▸ RECORDS SUPPLIED
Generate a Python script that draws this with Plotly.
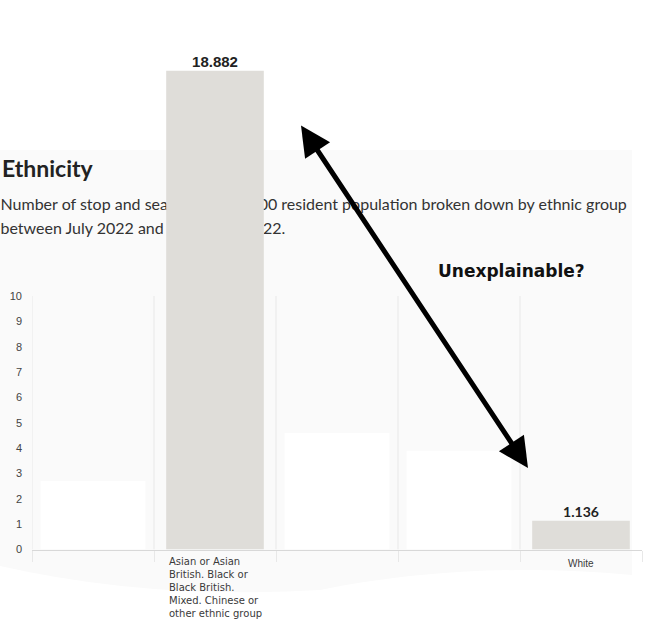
import plotly.graph_objects as go

W, H = 645, 619

# ---- data ----
categories = ["Group 1", "Asian or Asian British. Black or Black British. Mixed. Chinese or other ethnic group",
              "Group 3", "Group 4", "White"]
tick_labels = ["", "Asian or Asian<br>British. Black or<br>Black British.<br>Mixed. Chinese or<br>other ethnic group",
               "", "", "White"]
values = [2.7, 18.882, 4.6, 3.9, 1.136]          # 1, 3 and 4 are whited-out in the picture
erased = [True, False, True, True, False]
value_labels = ["" if e else f"{v:.3f}" for v, e in zip(values, erased)]
y_ticks = list(range(0, 11))
axis_top = 10

title = "Ethnicity"
subtitle_lines = ["Number of stop and searches per 1,000 resident population broken down by ethnic group",
                  "between July 2022 and December 2022."]
callout = "Unexplainable?"

BAR = "#dfddd9"
GRID = "#e8e8e8"


def px_x(x):
    return x / W


def px_y(y):
    return 1 - y / H


# y scale: 0 at pixel 549.5, 10 at pixel 296
PX_PER_UNIT = (549.5 - 296) / axis_top
y_top = 549.5 / PX_PER_UNIT

fig = go.Figure()

# subtitle text on a base layer so the bar (drawn on a later subplot) covers part of it
fig.add_trace(go.Scatter(
    x=[0.5, 0.5], y=[205.5, 230], mode="text", text=subtitle_lines,
    textposition="middle right", cliponaxis=False, hoverinfo="skip",
    textfont=dict(family="Lato", size=16, color="#333333"),
    xaxis="x", yaxis="y", showlegend=False))

# bars
fig.add_trace(go.Bar(
    x=categories, y=values, xaxis="x2", yaxis="y2",
    width=[0.86 if e else 0.8 for e in erased],
    marker=dict(color=["#ffffff" if e else BAR for e in erased], line=dict(width=0)),
    cliponaxis=False, hoverinfo="skip", showlegend=False))

# value labels
fig.add_trace(go.Scatter(
    x=categories, y=values, xaxis="x2", yaxis="y2", mode="text",
    text=value_labels, textposition="top center", cliponaxis=False, hoverinfo="skip",
    textfont=dict(family=["Liberation Sans", "Liberation Sans", "Lato", "Lato", "Lato"],
                  size=[15, 15, 14, 14, 14], color="#222222", weight="bold"),
    showlegend=False))

annotations = []
# category labels
for cat, lab in zip(categories, tick_labels):
    if not lab:
        continue
    multi = "<br>" in lab
    annotations.append(dict(
        x=cat, xref="x2", y=px_y(555 if multi else 557), yref="paper",
        xanchor="center", yanchor="top", align="left", showarrow=False, text=lab,
        borderpad=0,
        font=dict(family="DejaVu Sans" if multi else "Liberation Sans",
                  size=10, color="#3a3a3a")))

annotations.append(dict(
    x=px_x(0), y=px_y(168), xref="paper", yref="paper", xanchor="left", yanchor="middle",
    text=f"<b>{title}</b>", showarrow=False,
    font=dict(family="Lato", size=23, color="#222222")))

annotations.append(dict(
    x=px_x(511), y=px_y(271), xref="paper", yref="paper", xanchor="center", yanchor="middle",
    text=f"<b>{callout}</b>", showarrow=False,
    font=dict(family="DejaVu Sans", size=17, color="#111111")))

# double-headed arrow
annotations.append(dict(
    x=px_x(528), y=px_y(468), xref="paper", yref="paper", text="",
    showarrow=True, ax=300 - 528, ay=124 - 468, axref="pixel", ayref="pixel",
    arrowside="end+start", arrowhead=2, startarrowhead=2,
    arrowwidth=5, arrowsize=1.2, startarrowsize=1.2, arrowcolor="#000000",
    standoff=0, startstandoff=0))

# light panel behind chart
shapes = [dict(
    type="path", xref="paper", yref="paper", layer="below",
    path=(f"M {px_x(0)},{px_y(150)} L {px_x(632)},{px_y(150)} L {px_x(632)},{px_y(575)} "
          f"Q {px_x(470)},{px_y(560)} {px_x(320)},{px_y(590)} "
          f"Q {px_x(150)},{px_y(600)} {px_x(0)},{px_y(566)} Z"),
    fillcolor="#fafafa", line=dict(width=0))]

# vertical gridlines at category boundaries, only over the 0..10 axis span
for i in range(len(categories)):
    shapes.append(dict(type="line", xref="x2", yref="y2", layer="below",
                       x0=i - 0.5, x1=i - 0.5, y0=0, y1=axis_top,
                       line=dict(color=GRID, width=1)))

fig.update_layout(
    width=W, height=H, margin=dict(l=0, r=0, t=0, b=0, pad=0, autoexpand=False),
    paper_bgcolor="#ffffff", plot_bgcolor="rgba(0,0,0,0)",
    showlegend=False, bargap=0.2,
    xaxis=dict(domain=[0, 1], range=[0, W], visible=False, fixedrange=True, automargin=False),
    yaxis=dict(domain=[0, 1], range=[H, 0], visible=False, fixedrange=True, automargin=False),
    xaxis2=dict(domain=[px_x(32), px_x(642)], anchor="y2", type="category",
                categoryorder="array", categoryarray=categories, range=[-0.5, 4.5],
                showgrid=False, tickson="boundaries", automargin=False,
                ticks="outside", ticklen=11, tickcolor=GRID,
                showticklabels=False, showline=True, linecolor="#d8d8d8", linewidth=1,
                zeroline=False),
    yaxis2=dict(domain=[px_y(549.5), 1], anchor="x2", range=[0, y_top],
                tickvals=y_ticks, showgrid=False, zeroline=False, showline=False,
                ticks="", ticklabelstandoff=9, automargin=False,
                tickfont=dict(family="Liberation Sans", size=11, color="#444444")),
    annotations=annotations, shapes=shapes)

fig.write_html("out.html", config={"displayModeBar": False},
               post_script="document.body.style.margin='0';")
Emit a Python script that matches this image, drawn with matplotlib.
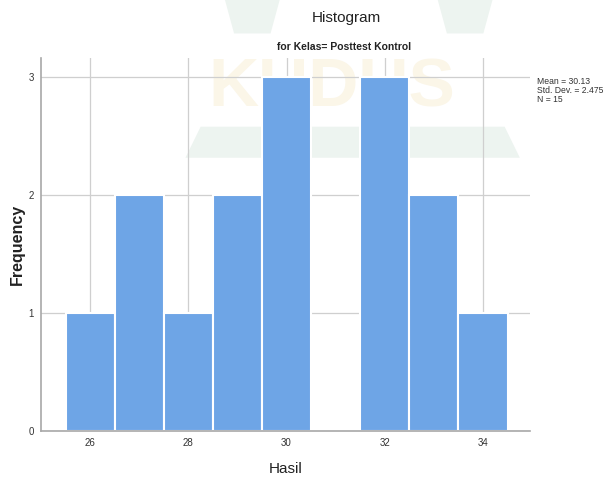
import matplotlib
matplotlib.use("Agg")
import matplotlib.pyplot as plt
from matplotlib.patches import Polygon

# Score values (Hasil) and their frequencies
scores = [26, 27, 28, 29, 30, 31, 32, 33, 34]
frequency = [1, 2, 1, 2, 3, 0, 3, 2, 1]
x_ticks = [26, 28, 30, 32, 34]
y_ticks = [0, 1, 2, 3]
stats_lines = ["Mean = 30.13", "Std. Dev. = 2.475", "N = 15"]

plt.rcParams["font.family"] = ["Liberation Sans", "DejaVu Sans"]

fig = plt.figure(figsize=(6.08, 4.78), dpi=100)

# faint background watermark, kept beneath the axes
fig.text(0.545, 0.815, "KUDUS", fontsize=50, fontweight="bold", color="#fbf6e8",
         ha="center", va="center", zorder=-2)
band = Polygon([[0.33, 0.735], [0.83, 0.735], [0.855, 0.67], [0.305, 0.67]],
               closed=True, transform=fig.transFigure, facecolor="#edf4f0",
               edgecolor="none", zorder=-2)
fig.patches.append(band)
for x0 in (0.37, 0.72):
    fig.patches.append(Polygon([[x0, 1.0], [x0 + 0.09, 1.0], [x0 + 0.075, 0.93], [x0 + 0.015, 0.93]],
                               closed=True, transform=fig.transFigure,
                               facecolor="#edf4f0", edgecolor="none", zorder=-2))

ax = fig.add_axes([0.0674, 0.0983, 0.8046, 0.7807])
ax.set_zorder(1)
ax.set_facecolor("none")

ax.bar(scores, frequency, width=1.0, color="#6ea5e6", edgecolor="white",
       linewidth=1.5, zorder=3)

ax.set_xlim(25.0, 34.96)
ax.set_ylim(0, 3.16)
ax.set_xticks(x_ticks)
ax.set_yticks(y_ticks)
ax.tick_params(length=0, labelsize=7, colors="#333333", pad=5)
ax.grid(True, color="#cfcfcf", linewidth=0.9, zorder=0)

for side in ("top", "right"):
    ax.spines[side].set_visible(False)
for side in ("left", "bottom"):
    ax.spines[side].set_color("#a8a8a8")
    ax.spines[side].set_linewidth(1.2)
    ax.spines[side].set_zorder(4)

ax.set_xlabel("Hasil", fontsize=11, labelpad=10, color="#222222")
ax.set_ylabel("Frequency", fontsize=11.5, fontweight="bold", labelpad=3, color="#222222")

fig.text(0.57, 0.962, "Histogram", fontsize=11, ha="center", va="center", color="#222222")
fig.text(0.566, 0.902, "for Kelas= Posttest Kontrol", fontsize=7.5, fontweight="bold",
         ha="center", va="center", color="#222222")

fig.text(0.884, 0.838, "\n".join(stats_lines), fontsize=6.2, ha="left", va="top",
         color="#333333", linespacing=1.0)

fig.savefig("out.png", dpi=100)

▸ YOUR GOAL
Reproduce the material above exactly, first line through the line that contains "axis_top = 10", minus the pictures.

▸ RESPONSE TO THIS EXERCISE
Generate a Python script that draws this with Plotly.
import plotly.graph_objects as go

W, H = 645, 619

# ---- data ----
categories = ["Group 1", "Asian or Asian British. Black or Black British. Mixed. Chinese or other ethnic group",
              "Group 3", "Group 4", "White"]
tick_labels = ["", "Asian or Asian<br>British. Black or<br>Black British.<br>Mixed. Chinese or<br>other ethnic group",
               "", "", "White"]
values = [2.7, 18.882, 4.6, 3.9, 1.136]          # 1, 3 and 4 are whited-out in the picture
erased = [True, False, True, True, False]
value_labels = ["" if e else f"{v:.3f}" for v, e in zip(values, erased)]
y_ticks = list(range(0, 11))
axis_top = 10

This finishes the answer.